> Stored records
## start

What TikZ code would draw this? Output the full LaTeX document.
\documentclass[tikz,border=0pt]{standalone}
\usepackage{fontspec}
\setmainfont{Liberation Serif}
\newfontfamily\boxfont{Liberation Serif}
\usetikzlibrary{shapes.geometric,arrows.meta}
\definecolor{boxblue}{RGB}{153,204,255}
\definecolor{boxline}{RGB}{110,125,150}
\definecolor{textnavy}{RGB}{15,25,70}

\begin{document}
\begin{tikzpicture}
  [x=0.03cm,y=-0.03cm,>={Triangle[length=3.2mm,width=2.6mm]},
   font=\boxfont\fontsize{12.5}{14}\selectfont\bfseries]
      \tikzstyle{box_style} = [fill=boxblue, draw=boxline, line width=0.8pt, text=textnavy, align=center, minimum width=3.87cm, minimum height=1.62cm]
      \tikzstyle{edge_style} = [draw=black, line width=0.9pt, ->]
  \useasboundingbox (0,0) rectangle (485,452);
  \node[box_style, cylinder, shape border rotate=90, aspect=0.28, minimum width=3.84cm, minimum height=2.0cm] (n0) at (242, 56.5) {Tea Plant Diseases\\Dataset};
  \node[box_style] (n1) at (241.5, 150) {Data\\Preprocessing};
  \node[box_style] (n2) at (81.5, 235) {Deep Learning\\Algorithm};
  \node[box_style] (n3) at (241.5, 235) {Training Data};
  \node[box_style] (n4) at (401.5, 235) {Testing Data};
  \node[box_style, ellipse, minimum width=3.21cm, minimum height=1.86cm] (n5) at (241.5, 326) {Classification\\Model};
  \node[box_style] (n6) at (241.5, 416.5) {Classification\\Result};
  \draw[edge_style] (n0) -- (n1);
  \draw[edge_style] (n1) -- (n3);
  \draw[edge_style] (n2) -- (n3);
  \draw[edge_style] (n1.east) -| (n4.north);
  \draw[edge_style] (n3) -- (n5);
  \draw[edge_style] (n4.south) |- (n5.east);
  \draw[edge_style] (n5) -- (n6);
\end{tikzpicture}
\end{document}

## end
## start

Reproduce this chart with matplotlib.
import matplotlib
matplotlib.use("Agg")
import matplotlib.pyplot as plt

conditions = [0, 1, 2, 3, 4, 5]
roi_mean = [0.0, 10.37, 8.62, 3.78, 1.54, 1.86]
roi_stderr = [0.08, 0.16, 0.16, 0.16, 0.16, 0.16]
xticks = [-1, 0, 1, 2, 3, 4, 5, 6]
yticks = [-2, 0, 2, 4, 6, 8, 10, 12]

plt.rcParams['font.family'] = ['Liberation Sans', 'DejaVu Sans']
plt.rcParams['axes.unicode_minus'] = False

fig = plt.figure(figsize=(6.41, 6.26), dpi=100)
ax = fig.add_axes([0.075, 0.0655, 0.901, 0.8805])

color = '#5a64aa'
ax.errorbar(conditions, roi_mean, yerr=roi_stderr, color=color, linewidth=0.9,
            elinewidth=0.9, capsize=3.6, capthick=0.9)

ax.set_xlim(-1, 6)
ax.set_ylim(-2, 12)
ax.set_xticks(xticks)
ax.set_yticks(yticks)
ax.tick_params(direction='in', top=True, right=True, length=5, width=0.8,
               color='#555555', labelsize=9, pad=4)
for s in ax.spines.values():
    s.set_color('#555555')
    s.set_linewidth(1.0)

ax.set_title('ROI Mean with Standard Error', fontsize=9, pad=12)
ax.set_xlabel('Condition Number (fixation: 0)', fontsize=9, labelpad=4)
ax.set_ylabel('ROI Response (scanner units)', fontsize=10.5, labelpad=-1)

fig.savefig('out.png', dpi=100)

## end

> TASK TO COMPLETE
Which lines above run from the one containing "Reproduce this chart with matplotlib." down to the one containing "plt.rcParams['axes.unicode_minus'] = False"? Repeat exactly those, both ends included, and nothing else.

> FINISHED ANSWER
Reproduce this chart with matplotlib.
import matplotlib
matplotlib.use("Agg")
import matplotlib.pyplot as plt

conditions = [0, 1, 2, 3, 4, 5]
roi_mean = [0.0, 10.37, 8.62, 3.78, 1.54, 1.86]
roi_stderr = [0.08, 0.16, 0.16, 0.16, 0.16, 0.16]
xticks = [-1, 0, 1, 2, 3, 4, 5, 6]
yticks = [-2, 0, 2, 4, 6, 8, 10, 12]

plt.rcParams['font.family'] = ['Liberation Sans', 'DejaVu Sans']
plt.rcParams['axes.unicode_minus'] = False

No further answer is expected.